Nasional

Guru Non-ASN Tanggapi Sri Mulyani: Negara Tak Boleh Lepas Tangan soal Kesejahteraan

Ahad, 17 Agustus 2025 | 16:00 WIB

Guru Non-ASN Tanggapi Sri Mulyani: Negara Tak Boleh Lepas Tangan soal Kesejahteraan

Achmad Mashfufi saat mengajar mapel Geografi di Madrasah Aliyah Nahdlatul Ulama 01 Banyuputih, Batang, Jawa Tengah. Foto ini diambil ketika masa pandemi Covid-19. (Foto: dok. pribadi)

Jakarta, NU Online

Pernyataan Menteri Keuangan RI, Sri Mulyani Indrawati, dalam acara Konvensi Sains, Teknologi, dan Industri Indonesia di Bandung, yang menyinggung rendahnya gaji guru dan dosen, menuai tanggapan dari kalangan pendidik.


Dalam pidatonya, Sri Mulyani mengungkapkan bahwa masalah kesejahteraan guru dan dosen tidak dapat dengan mudah dituntaskan hanya mengandalkan Anggaran Pendapatan dan Belanja Negara (APBN). Menurutnya, keterbatasan anggaran menjadi tantangan besar dalam menjawab persoalan yang sudah berlangsung lama ini.


“Apakah semuanya harus berasal dari keuangan negara atau ada partisipasi dari masyarakat?” kata Sri Mulyani pada 7 Agustus 2025 dikutip dari kanal Youtube Institut Teknologi Bandung.


Menanggapi hal tersebut, seorang guru swasta Non-ASN asal Batang, Jawa Tengah, Achmad Mashfufi, menyayangkan adanya kesan kebuntuan negara terkait kesejahteraan guru.


"Kami cukup menyayangkan adanya rasa kebuntuan dari negara dalam hal kesejahteraan guru. Kami sebagai guru Non-ASN tidak mau jauh menyampaikan hal tersebut. Karena bagi kami, menjadi guru adalah pilihan dan panggilan hati," kata Mashfufi saat diwawancarai NU Online, Ahad (17/8/2025).

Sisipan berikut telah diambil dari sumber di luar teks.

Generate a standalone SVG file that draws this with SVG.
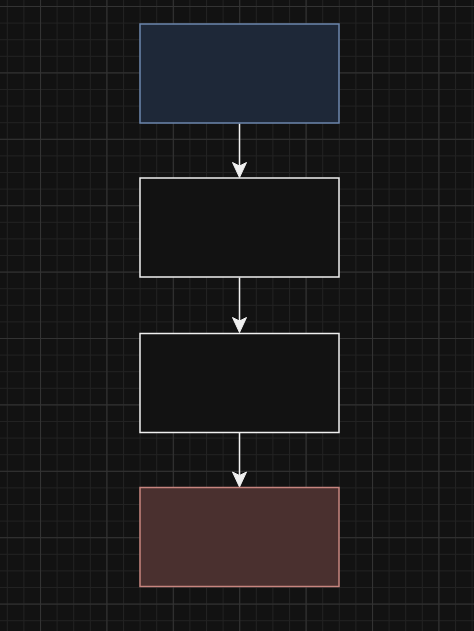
<svg xmlns="http://www.w3.org/2000/svg" width="474" height="631" viewBox="0 0 474 631">
<defs>
<pattern id="minor" x="6.8" y="6" width="16.6" height="16.6" patternUnits="userSpaceOnUse">
<path d="M0 0.5 H16.6 M0.5 0 V16.6" stroke="#222" stroke-width="1" fill="none"/>
</pattern>
<pattern id="major" x="40" y="6" width="66.4" height="66.4" patternUnits="userSpaceOnUse">
<path d="M0 0.5 H66.4 M0.5 0 V66.4" stroke="#333" stroke-width="1" fill="none"/>
</pattern>
</defs>
<style>
.node rect{stroke-width:1.5}
.plain{fill:#121212;stroke:#f0f0f0}
.edge{stroke:#f0f0f0;stroke-width:1.5;fill:none}
.head{fill:#f0f0f0;stroke:#f0f0f0;stroke-width:1}
</style>
<rect width="474" height="631" fill="#121212"/>
<rect width="474" height="631" fill="url(#minor)"/>
<rect width="474" height="631" fill="url(#major)"/>
<g id="connectors">
<path class="edge" d="M239.5 123.5 V170"/>
<path class="head" d="M239.5 177.5 L232.5 162.5 L239.5 166 L246.5 162.5 Z"/>
<path class="edge" d="M239.5 277.5 V325"/>
<path class="head" d="M239.5 332.5 L232.5 317.5 L239.5 321 L246.5 317.5 Z"/>
<path class="edge" d="M239.5 433 V480"/>
<path class="head" d="M239.5 487 L232.5 472 L239.5 475.5 L246.5 472 Z"/>
</g>
<g id="node1" class="node"><rect x="140" y="24" width="199" height="99" fill="#1e2838" stroke="#6c86ad"/></g>
<g id="node2" class="node"><rect class="plain" x="140" y="178" width="199" height="99"/></g>
<g id="node3" class="node"><rect class="plain" x="140" y="333.5" width="199" height="99"/></g>
<g id="node4" class="node"><rect x="140" y="487.5" width="199" height="99" fill="#4a302f" stroke="#c7857f"/></g>
</svg>
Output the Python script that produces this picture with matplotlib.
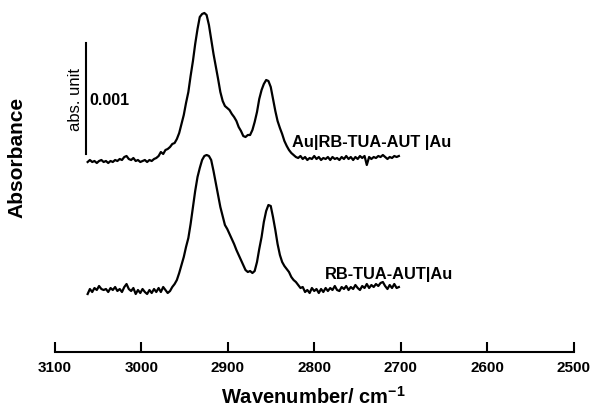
import matplotlib
matplotlib.use("Agg")
import matplotlib.pyplot as plt

plt.rcParams['font.family'] = ['Liberation Sans', 'DejaVu Sans']
plt.rcParams['mathtext.fontset'] = 'custom'
plt.rcParams['mathtext.rm'] = 'Liberation Sans:bold'
plt.rcParams['mathtext.bf'] = 'Liberation Sans:bold'
plt.rcParams['mathtext.default'] = 'bf'

# ---- data (wavenumber in cm^-1, absorbance change in units of 1e-3) ----
wavenumber = [
    3062.0, 3059.4, 3056.7, 3054.1, 3051.4, 3048.8, 3046.1, 3043.5, 3040.8, 3038.2,
    3035.5, 3032.9, 3030.2, 3027.6, 3024.9, 3022.3, 3019.6, 3017.0, 3014.4, 3011.7,
    3009.1, 3006.4, 3003.8, 3001.1, 2998.5, 2995.8, 2993.2, 2990.5, 2987.9, 2985.2,
    2982.6, 2979.9, 2977.3, 2974.6, 2972.0, 2969.4, 2966.7, 2964.1, 2961.4, 2958.8,
    2956.1, 2953.5, 2950.8, 2948.2, 2945.5, 2942.9, 2940.2, 2937.6, 2934.9, 2932.3,
    2929.6, 2927.0, 2924.4, 2921.7, 2919.1, 2916.4, 2913.8, 2911.1, 2908.5, 2905.8,
    2903.2, 2900.5, 2897.9, 2895.2, 2892.6, 2889.9, 2887.3, 2884.6, 2882.0, 2879.4,
    2876.7, 2874.1, 2871.4, 2868.8, 2866.1, 2863.5, 2860.8, 2858.2, 2855.5, 2852.9,
    2850.2, 2847.6, 2844.9, 2842.3, 2839.6, 2837.0, 2834.4, 2831.7, 2829.1, 2826.4,
    2823.8, 2821.1, 2818.5, 2815.8, 2813.2, 2810.5, 2807.9, 2805.2, 2802.6, 2799.9,
    2797.3, 2794.6, 2792.0, 2789.4, 2786.7, 2784.1, 2781.4, 2778.8, 2776.1, 2773.5,
    2770.8, 2768.2, 2765.5, 2762.9, 2760.2, 2757.6, 2754.9, 2752.3, 2749.6, 2747.0,
    2744.4, 2741.7, 2739.1, 2736.4, 2733.8, 2731.1, 2728.5, 2725.8, 2723.2, 2720.5,
    2717.9, 2715.2, 2712.6, 2709.9, 2707.3, 2704.6, 2702.0,
]

# Au|RB-TUA-AUT |Au
sandwich_mabs = [
    0.000, 0.018, 0.000, 0.009, -0.009, 0.009, 0.018, 0.000, 0.009, -0.009,
    0.009, 0.000, 0.018, 0.009, 0.027, 0.018, 0.045, 0.054, 0.027, 0.018,
    0.036, 0.009, 0.018, 0.000, 0.009, 0.018, 0.000, 0.018, 0.009, 0.027,
    0.036, 0.054, 0.090, 0.072, 0.108, 0.117, 0.135, 0.162, 0.171, 0.207,
    0.261, 0.342, 0.423, 0.531, 0.630, 0.774, 0.909, 1.062, 1.197, 1.305,
    1.332, 1.341, 1.323, 1.233, 1.107, 0.972, 0.864, 0.747, 0.630, 0.549,
    0.504, 0.486, 0.468, 0.432, 0.405, 0.369, 0.315, 0.279, 0.234, 0.225,
    0.243, 0.243, 0.288, 0.360, 0.450, 0.567, 0.648, 0.702, 0.738, 0.729,
    0.675, 0.567, 0.459, 0.369, 0.306, 0.252, 0.189, 0.144, 0.108, 0.081,
    0.063, 0.045, 0.036, 0.054, 0.027, 0.045, 0.018, 0.036, 0.027, 0.054,
    0.027, 0.045, 0.018, 0.036, 0.027, 0.045, 0.018, 0.045, 0.027, 0.036,
    0.018, 0.045, 0.027, 0.054, 0.027, 0.045, 0.018, 0.045, 0.027, 0.054,
    0.036, 0.054, -0.027, 0.045, 0.027, 0.045, 0.036, 0.054, 0.045, 0.063,
    0.045, 0.027, 0.045, 0.036, 0.054, 0.045, 0.054,
]

# RB-TUA-AUT|Au
monolayer_mabs = [
    -0.018, 0.027, 0.000, 0.036, 0.018, 0.054, 0.027, 0.018, 0.027, 0.000,
    0.036, 0.018, 0.045, 0.009, 0.027, 0.000, 0.045, 0.072, 0.027, 0.009,
    0.036, -0.018, 0.018, -0.009, 0.027, 0.000, -0.018, 0.018, -0.009, 0.027,
    0.000, 0.036, 0.000, 0.045, 0.018, -0.009, 0.009, 0.045, 0.072, 0.108,
    0.171, 0.243, 0.315, 0.405, 0.486, 0.612, 0.765, 0.909, 1.035, 1.116,
    1.188, 1.224, 1.233, 1.224, 1.188, 1.089, 0.981, 0.864, 0.765, 0.684,
    0.603, 0.567, 0.522, 0.477, 0.432, 0.378, 0.333, 0.288, 0.243, 0.198,
    0.180, 0.189, 0.171, 0.189, 0.270, 0.387, 0.495, 0.630, 0.729, 0.783,
    0.774, 0.675, 0.558, 0.432, 0.333, 0.270, 0.234, 0.207, 0.180, 0.135,
    0.108, 0.090, 0.063, 0.036, 0.045, 0.000, 0.018, -0.009, 0.036, 0.009,
    0.027, -0.009, 0.027, 0.000, 0.036, 0.009, 0.036, 0.018, 0.054, 0.018,
    0.009, 0.045, 0.027, 0.054, 0.018, 0.045, 0.027, 0.063, 0.036, 0.018,
    0.054, 0.036, 0.072, 0.036, 0.063, 0.045, 0.072, 0.054, 0.081, 0.090,
    0.054, 0.027, 0.063, 0.036, 0.072, 0.036, 0.045,
]

labels = ["Au|RB-TUA-AUT |Au", "RB-TUA-AUT|Au"]
x_ticks = [3100, 3000, 2900, 2800, 2700, 2600, 2500]
scale_bar_mabs = 1.0          # 0.001 absorbance units
scale_bar_label = "0.001"

# ---- layout ----
top_offset = 1.710
bottom_offset = 0.540

fig = plt.figure(figsize=(5.91, 4.10), dpi=100)
ax = fig.add_axes([0.0927, 0.139, 0.8777, 0.8537])

ax.plot(wavenumber, [v + top_offset for v in sandwich_mabs], color='black', lw=1.6)
ax.plot(wavenumber, [v + bottom_offset for v in monolayer_mabs], color='black', lw=1.6)

ax.set_xlim(3100, 2500)
ax.set_ylim(0, 3.15)

for s in ['top', 'left', 'right']:
    ax.spines[s].set_visible(False)
ax.spines['bottom'].set_linewidth(1.5)
ax.set_yticks([])
ax.set_xticks(x_ticks)
ax.set_xticklabels([str(t) for t in x_ticks], fontsize=11, fontweight='bold')
ax.tick_params(axis='x', direction='in', length=7, width=1.5, pad=6)

# scale bar
bar_x = 3064
bar_y0 = 1.782
ax.plot([bar_x, bar_x], [bar_y0, bar_y0 + scale_bar_mabs], color='black', lw=1.5)
ax.text(3076.5, bar_y0 + 0.5 * scale_bar_mabs, "abs. unit", rotation=90,
        ha='center', va='center', fontsize=12)
ax.text(3059.5, bar_y0 + 0.49 * scale_bar_mabs, scale_bar_label,
        ha='left', va='center', fontsize=11.5, fontweight='bold')

# annotations
ax.text(2825.5, 1.850, labels[0], ha='left', va='baseline', fontsize=11.8, fontweight='bold')
ax.text(2787.5, 0.670, labels[1], ha='left', va='baseline', fontsize=11.8, fontweight='bold')

# axis titles
fig.text(0.029, 0.617, "Absorbance", rotation=90, ha='center', va='center',
         fontsize=15, fontweight='bold')
fig.text(0.530, 0.016, r"Wavenumber/ cm$^{-1}$", ha='center', va='baseline',
         fontsize=14.5, fontweight='bold')

fig.savefig("out.png", dpi=100)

“Kalau bukan negara, siapa lagi yang harus bertanggung jawab menyejahterakan para guru? Dari pernyataan yang dilontarkan Ibu Sri Mulyani, ada nada kejujuran dan kondisi apa adanya di pemerintah saat ini dalam hal anggaran untuk kesejahteraan guru,” lanjutnya.


Mashfufi menilai program Pendidikan Profesi Guru (PPG), khususnya di Kementerian Agama (Kemenag), menjadi angin segar bagi para pendidik Non-ASN. Ia berharap program tersebut berjalan sesuai rencana dan janji pemerintah.


“Jika boleh berkata, bukan gaji besar yang kami tuntut, tapi adanya keadilan dan perhatian dari pemerintah. Kami sebagai guru swasta Non-ASN merasa mengalami kesenjangan, padahal kami memiliki tugas dan tanggung jawab yang sama dalam mencerdaskan kehidupan anak bangsa,” tutur Magister Pendidikan Geografi Universitas Sebelas Maret Surakarta itu.


“Semoga dengan munculnya pernyataan ini, menjadikan pemerintah bisa berbenah dan benar-benar menyadari bahwa para pendidik di negara kita masih belum sejahtera, khususnya guru swasta. Semoga segera ada solusinya,” tegasnya.


Adapun guru yang berstatus pegawai pemerintah dengan perjanjian kerja (PPPK) telah diatur dalam Peraturan Presiden Nomor 11 Tahun 2024 tentang Gaji dan Tunjangan PPPK. Rentang gajinya berkisar antara Rp1,9 juta hingga Rp7,3 juta, tergantung golongan masing-masing.


Berbeda dengan ASN dan PPPK, guru honorer menghadapi kondisi yang jauh lebih sulit. Berdasarkan survei Institute for Demographic and Poverty Studies (IDEAS) pada tahun 2024, sebagian besar guru honorer menerima penghasilan sangat rendah. Sebanyak 74 persen guru honorer mendapat gaji di bawah Rp2 juta per bulan, bahkan 20,5 persen di antaranya hanya memperoleh penghasilan di bawah Rp500 ribu per bulan.


Data survei IDEAS tersebut menunjukkan adanya kesenjangan gaji antarstatus kepegawaian guru. Di satu sisi, negara berupaya mengatur melalui regulasi gaji PNS dan PPPK. Namun di sisi lain, masih banyak guru honorer yang bertahan dengan gaji minimal, jauh dari kata layak untuk memenuhi kebutuhan hidup sehari-hari.